The women survivors and their lawyers filed a recusal motion against Domínguez. They argued that the judge had failed to fully consider all the evidence and had demonstrated a discriminatory attitude toward the Indigenous complainants when she asked them if the Attorney General’s Office was paying them to testify. The High Risk Appellate Court found Judge Domínguez had acted with discrimination and bias and removed her from the case.
The case was transferred to High Risk Court B, led by Miguel Ángel Gálvez. This made a huge difference. “Judge Dominguez used to address us and the victims in a very rude manner,” says lawyer Lucía Xiloj. “On the other hand, Judge Gálvez is very cordial with all the parties to the proceedings.” She notes that unlike Domínguez, who rarely if ever referred to international standards, Gálvez regularly cites and applies international standards, including international humanitarian and human rights law, the jurisprudence of the Inter-American Court, and jurisprudence of other international tribunals such as those of the former Yugoslavia and Rwanda, especially regarding the evaluation of the testimonies of victims of sexual violence. This is crucial, says Xiloj; sexual violence crimes are known as “crimes of solitude,” since there are rarely other witnesses to corroborate the victims' testimonies.

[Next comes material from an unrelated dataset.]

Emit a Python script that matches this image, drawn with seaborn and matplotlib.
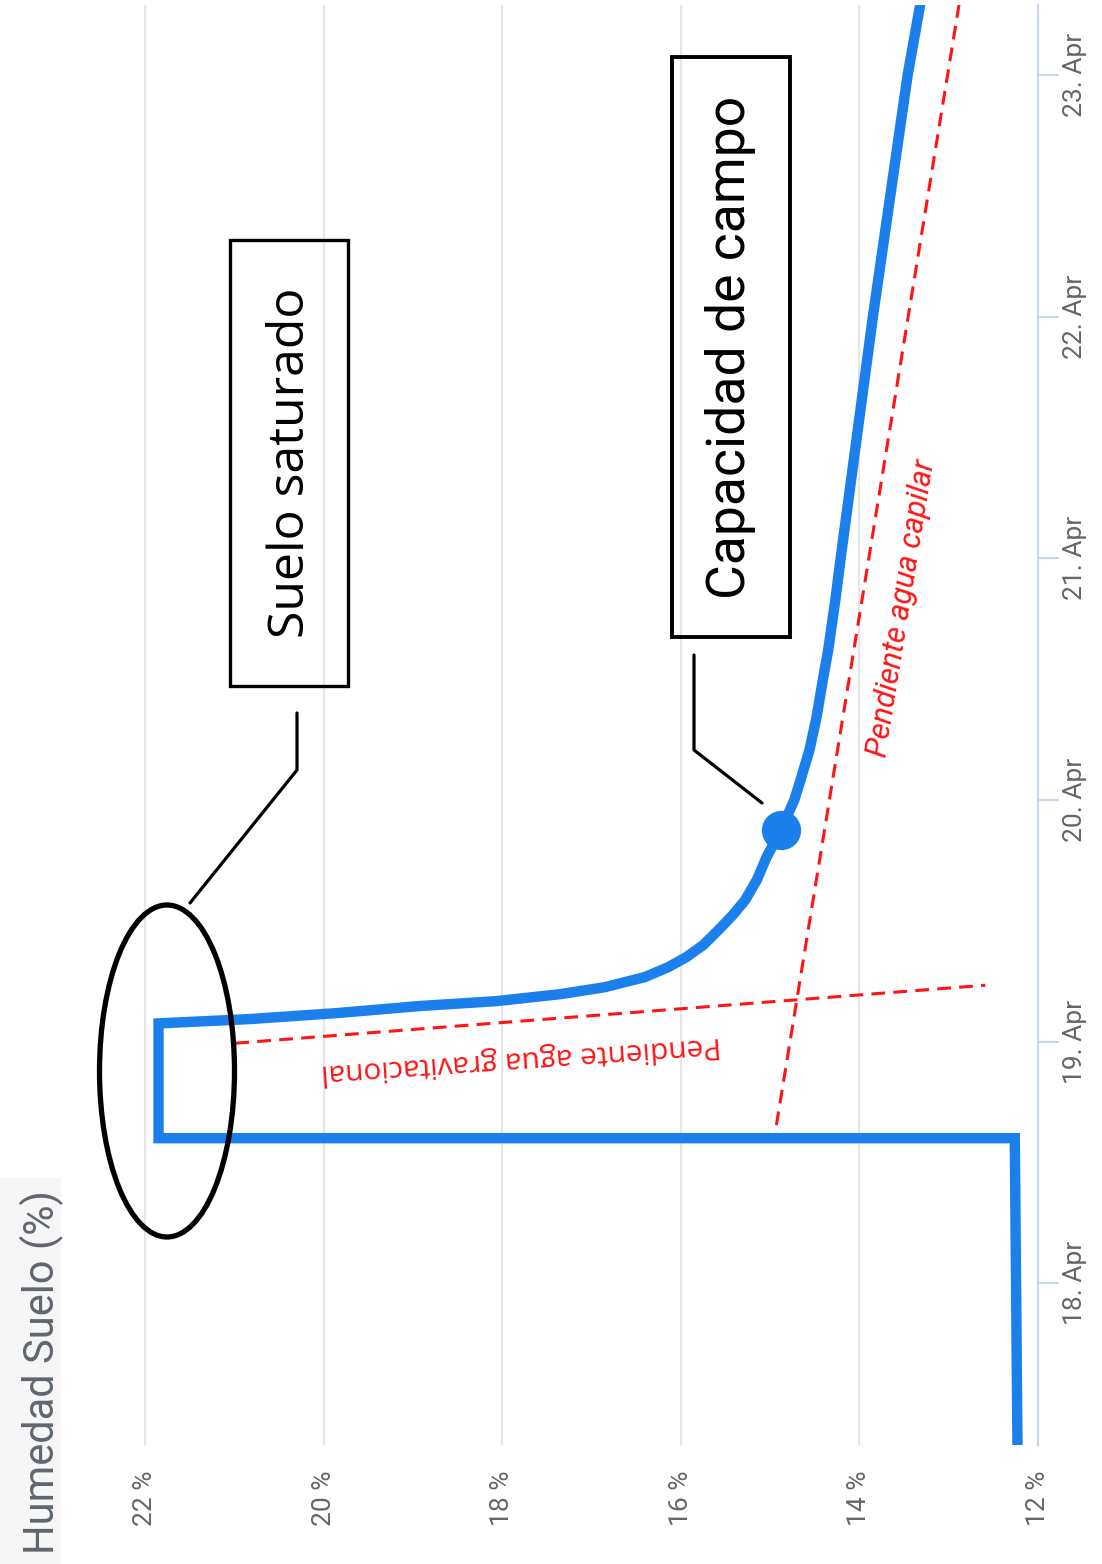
import matplotlib
matplotlib.use('Agg')
import matplotlib.pyplot as plt
from matplotlib.patches import Rectangle, Ellipse
from matplotlib.lines import Line2D
import seaborn as sns

sns.set_style('white')
plt.rcParams['font.family'] = ['Roboto', 'DejaVu Sans']

# datos: fecha = dia de abril (fraccion), humedad en %
fecha = [17.33, 18.60, 18.60, 19.075, 19.093, 19.118, 19.147, 19.167, 19.196, 19.225,
         19.267, 19.308, 19.349, 19.399, 19.461, 19.523, 19.585, 19.668, 19.763, 19.875,
         19.999, 20.070, 20.206, 20.343, 20.496, 20.620, 20.827, 21.001, 21.998, 23.000,
         23.290]
humedad = [12.23, 12.26, 21.85, 21.85, 20.82, 19.84, 18.92, 18.07, 17.35, 16.85,
           16.40, 16.14, 15.94, 15.75, 15.58, 15.42, 15.28, 15.15, 15.04, 14.88,
           14.73, 14.67, 14.56, 14.48, 14.41, 14.35, 14.27, 14.21, 13.85, 13.46,
           13.32]

cc_fecha = [19.875]
cc_humedad = [14.88]

capilar_fecha = [18.654, 23.29]
capilar_humedad = [14.93, 12.885]
gravit_fecha = [18.993, 19.233]
gravit_humedad = [20.99, 12.59]

hum_ticks = [12, 14, 16, 18, 20, 22]
hum_labels = ['12 %', '14 %', '16 %', '18 %', '20 %', '22 %']
fecha_ticks = [18, 19, 20, 21, 22, 23]
fecha_labels = ['18. Apr', '19. Apr', '20. Apr', '21. Apr', '22. Apr', '23. Apr']

AZUL = '#1b80ec'
ROJO = '#ff1414'
GRIS = '#666666'

W, H = 1102, 1564
def fx(px):
    return px / W
def fy(py):
    return 1 - py / H

fig = plt.figure(figsize=(W / 100, H / 100), dpi=100)
ax = fig.add_axes([fx(88), fy(1445), fx(1038) - fx(88), fy(5) - fy(1445)])

# curva de humedad (grafico girado 90 grados)
sns.lineplot(x=humedad, y=fecha, sort=False, estimator=None, color=AZUL,
             linewidth=7.5, solid_joinstyle='miter', ax=ax, zorder=4)
sns.scatterplot(x=cc_humedad, y=cc_fecha, s=800, color=AZUL, linewidth=0, ax=ax, zorder=5)

ax.plot(capilar_humedad, capilar_fecha, color=ROJO, lw=2.2, dashes=(4.5, 2.7), zorder=3)
ax.plot(gravit_humedad, gravit_fecha, color=ROJO, lw=2.2, dashes=(4.5, 2.7), zorder=3)

ax.set_xlim(22.64, 12)
ax.set_ylim(17.33, 23.29)
ax.set_xticks(hum_ticks)
ax.set_xticklabels(hum_labels, rotation=90)
ax.yaxis.tick_right()
ax.set_yticks(fecha_ticks)
ax.set_yticklabels(fecha_labels, rotation=90, va='center')
ax.tick_params(axis='x', length=0, pad=18, labelsize=19, labelcolor=GRIS)
ax.tick_params(axis='y', length=15, width=1.5, color='#ccd6eb', pad=3,
               labelsize=19, labelcolor=GRIS, direction='out')
ax.grid(axis='x', color='#e6e6e6', lw=1.5)
ax.grid(axis='y', visible=False)
for s in ['left', 'top', 'bottom']:
    ax.spines[s].set_visible(False)
ax.spines['right'].set_color('#ccd6eb')
ax.spines['right'].set_linewidth(1.5)
ax.set_xlabel('')
ax.set_ylabel('')

# titulo del eje
fig.add_artist(Rectangle((0, 0), fx(60), fy(1178), transform=fig.transFigure,
                         color='#f6f6f6', zorder=0))
fig.text(fx(42), fy(1372), 'Humedad Suelo (%)', rotation=90, ha='center', va='center',
         fontsize=30, color='#5f6670')

# anotaciones
fig.add_artist(Ellipse((fx(167), fy(1071)), 135 / W, 332 / H, transform=fig.transFigure,
                       fill=False, ec='black', lw=3.8))
fig.add_artist(Rectangle((fx(230), fy(686)), 118 / W, 446 / H, transform=fig.transFigure,
                         fill=False, ec='black', lw=2.4))
fig.add_artist(Rectangle((fx(672), fy(637)), 118 / W, 580 / H, transform=fig.transFigure,
                         fill=False, ec='black', lw=2.8))
fig.add_artist(Line2D([fx(297), fx(297), fx(190)], [fy(713), fy(770), fy(903)],
                      transform=fig.transFigure, color='black', lw=2.3))
fig.add_artist(Line2D([fx(694), fx(694), fx(762)], [fy(655), fy(750), fy(803)],
                      transform=fig.transFigure, color='black', lw=2.3))

fig.text(fx(291), fy(463), 'Suelo saturado', rotation=90, ha='center', va='center',
         fontsize=36, family=['Open Sans', 'DejaVu Sans'], color='black')
fig.text(fx(731), fy(347), 'Capacidad de campo', rotation=90, ha='center', va='center',
         fontsize=38.5, color='black')
fig.text(fx(902), fy(608), 'Pendiente agua capilar', rotation=80.8, rotation_mode='anchor',
         ha='center', va='center', fontsize=22, style='italic', color=ROJO)
fig.text(fx(521), fy(1058), 'Pendiente agua gravitacional', rotation=184, rotation_mode='anchor',
         ha='center', va='center', fontsize=21.5, family=['Open Sans', 'DejaVu Sans'], color=ROJO)

fig.savefig('out.png', dpi=100)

After a series of hearings in 2021, Judge Gálvez determined that three of the men who were freed in 2019, Damian Cuxum Alvarado, Bernardo Ruiz Aquino, and Benvenuto Ruiz Aquino, alongside Francisco Cuxum Alvarado, who was deported from the United States, and Gabriel Cuxum Alvarado, who was captured in May 2021 after being a fugitive since 2018, should face trial for their alleged role in sexual violence against 36 Maya Achi women. That trial is now underway in High Risk Court A, over which Judge Yassmín Barrios presiding.

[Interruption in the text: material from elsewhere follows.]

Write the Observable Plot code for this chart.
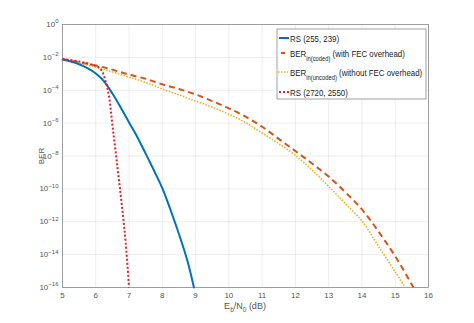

A Ground-breaking Opportunity for Gender Justice
The trial began on January 5, 2022, after a brief hiccup during the first scheduled hearing on January 4, when the lawyer for three of the defendants was a no-show. Judge Barrios, who has ample experience with defense efforts to delay and obstruct human rights trials like this one, ordered the lawyer, Julio César Colindres Monterroso, to appear the next day.
Colindres appeared in court the following day. He claimed that his absence was due to health concerns and requested a one-week delay in the proceedings. Judge Barrios rejected the request, saying that she would not abide any efforts to derail these proceedings. The trial began.
Government prosecutor Paula Herrarte presented the accusation against the five defendants, each of whom declared their innocence. In subsequent hearings over the next few days, expert witnesses discussed the context in which the women survivors were systematically sexually assaulted and the lasting impacts on them, their families, and their community; the nature of racial bias and discrimination against the Indigenous population in Guatemala and how state violence was racially motivated; and the nature and purpose of the PAC and their relationship with the Guatemalan army.
During the second week of the trial, the court is expected to hear the testimonies of the Maya Achi women survivors. Meanwhile, Xiloj, Reyes, and Valey have petitioned the Criminal Chamber of the Supreme Court to nullify the ruling dismissing the charges against the other three ex-PAC members who walked free in 2019, Pedro Sánchez Cortez, Simeon Enríquez Gomez, and Felix Tum Ramírez.
In the meantime, the Maya Achi women survivors will face at least some of their perpetrators in a court of law and seek justice for the grave harm done to them. It’s a reckoning that has been 40 years coming.